「問題提起」——これは政治家としての重要な仕事のひとつです。しかし、そこで終わっていては単なる“パフォーマンス”に過ぎません。最近では、SNSやテレビで声高に問題を叫ぶだけの“マウント取り議員”が目立ち、本来あるべき政策立案・法整備・制度改革にまで責任を持つ姿勢が欠けている議員が増えています。これは日本の民主主義にとって深刻な問題です。


■ 「問題提起で満足」の危険性

かつて、ある地方議会の議員が「通学路が危険だ」とSNSで発信し、大きな反響を呼びました。ところが、彼はその後、役所に丸投げして現地視察もせず、道路の改修やガードレール設置の具体的な提案すら出さずに終わりました。現場の職員は困惑し、結局対策が取られたのは住民の陳情によるものでした。

このように「声を上げただけ」で満足し、後は“役所任せ”の姿勢では、何も変わりません。むしろ、現場に過度な負担をかけ、住民からは「役所は動かない」と不満を招く悪循環になります。


■ SNS映えする問題提起が目的化?

とくに最近の“若手改革派”を自称する議員たちは、SNSでの注目を集めることに執着しがちです。「この町のゴミ処理は非効率だ」「教育行政に無駄がある」など、問題を挙げるまでは良いのですが、その先の解決策の提案や議会での質疑はおざなり。フォロワー数や“いいね”の数ばかりを気にしているようでは、政治ではなく自己ブランディングに過ぎません。


■ 真に必要なのは「実現力」

一方で、地味でも粘り強く実績を積んでいる議員もいます。

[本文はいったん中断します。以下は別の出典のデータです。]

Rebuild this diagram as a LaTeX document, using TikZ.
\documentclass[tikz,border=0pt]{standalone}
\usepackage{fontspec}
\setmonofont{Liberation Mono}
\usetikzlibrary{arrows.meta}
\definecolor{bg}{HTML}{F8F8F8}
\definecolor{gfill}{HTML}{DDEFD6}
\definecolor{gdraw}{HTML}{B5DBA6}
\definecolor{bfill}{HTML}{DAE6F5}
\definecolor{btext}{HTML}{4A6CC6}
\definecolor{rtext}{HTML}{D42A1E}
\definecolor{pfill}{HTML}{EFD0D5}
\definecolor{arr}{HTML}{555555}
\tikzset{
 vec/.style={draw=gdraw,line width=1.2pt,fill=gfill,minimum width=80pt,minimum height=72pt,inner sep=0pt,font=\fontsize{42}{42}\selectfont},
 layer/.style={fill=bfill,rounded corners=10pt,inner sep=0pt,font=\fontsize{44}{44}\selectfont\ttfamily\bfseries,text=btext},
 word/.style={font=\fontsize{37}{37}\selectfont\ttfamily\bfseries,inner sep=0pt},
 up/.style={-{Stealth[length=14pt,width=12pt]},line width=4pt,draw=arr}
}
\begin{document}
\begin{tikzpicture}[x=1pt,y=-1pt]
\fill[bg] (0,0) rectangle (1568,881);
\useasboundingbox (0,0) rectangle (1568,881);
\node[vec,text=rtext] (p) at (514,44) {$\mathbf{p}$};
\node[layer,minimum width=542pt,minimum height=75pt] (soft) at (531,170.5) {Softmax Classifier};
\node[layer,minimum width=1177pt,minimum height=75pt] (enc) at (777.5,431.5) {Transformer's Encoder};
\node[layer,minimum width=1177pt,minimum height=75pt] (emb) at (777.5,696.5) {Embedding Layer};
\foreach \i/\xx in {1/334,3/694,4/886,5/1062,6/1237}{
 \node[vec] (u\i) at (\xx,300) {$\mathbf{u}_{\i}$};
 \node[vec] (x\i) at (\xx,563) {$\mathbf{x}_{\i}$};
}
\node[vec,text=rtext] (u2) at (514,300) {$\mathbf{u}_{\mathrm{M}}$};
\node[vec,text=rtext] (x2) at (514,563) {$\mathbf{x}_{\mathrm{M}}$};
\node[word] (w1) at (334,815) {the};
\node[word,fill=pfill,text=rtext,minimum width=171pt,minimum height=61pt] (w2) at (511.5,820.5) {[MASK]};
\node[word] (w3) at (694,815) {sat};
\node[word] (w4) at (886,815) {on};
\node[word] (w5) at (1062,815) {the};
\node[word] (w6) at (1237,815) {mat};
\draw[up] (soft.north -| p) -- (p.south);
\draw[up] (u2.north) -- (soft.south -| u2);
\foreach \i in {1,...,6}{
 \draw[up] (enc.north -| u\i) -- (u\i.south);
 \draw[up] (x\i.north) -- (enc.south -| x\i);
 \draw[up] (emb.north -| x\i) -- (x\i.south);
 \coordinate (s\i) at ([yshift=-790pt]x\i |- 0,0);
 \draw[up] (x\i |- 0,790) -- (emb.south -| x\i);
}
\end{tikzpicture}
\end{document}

たとえば、東京都内のある区議は、地域の空き家問題について住民と協議を重ね、実際に空き家対策条例の制定までこぎつけました。表には出にくい活動ですが、こうした“政策を形にする”議員こそ、住民の生活を守る本物の政治家と言えるでしょう。


■ マウントを取るだけの議員を見抜くには?

「誰よりも早く問題提起をした」と自己アピールばかりする議員には要注意です。選挙の前だけ異常に目立つ、対案を一切出さない、批判ばかりで他の議員との協調性に欠ける…こうした特徴がある場合、実効性よりも“自分をよく見せる”ことが目的になっている可能性があります。


■ 有権者が見るべきポイント

・問題提起の“その後”に関わっているか
・議会での提案、質疑、法案提出などの実績があるか
・役所や住民と連携した形跡があるか
・政局よりも地域課題への真摯な取り組みがあるか

これらを見極めることが、マウント取りだけの“なんちゃって改革派”に騙されないために必要です。


■ まとめ

政治家は「問題を見つける人」ではなく、「問題を解決する人」であるべきです。発信力だけで評価する時代はもう終わりにしなければなりません。有権者一人ひとりが、議員の“その後”を見ていく目を持つこと。それが日本の政治を真に立て直す第一歩なのです。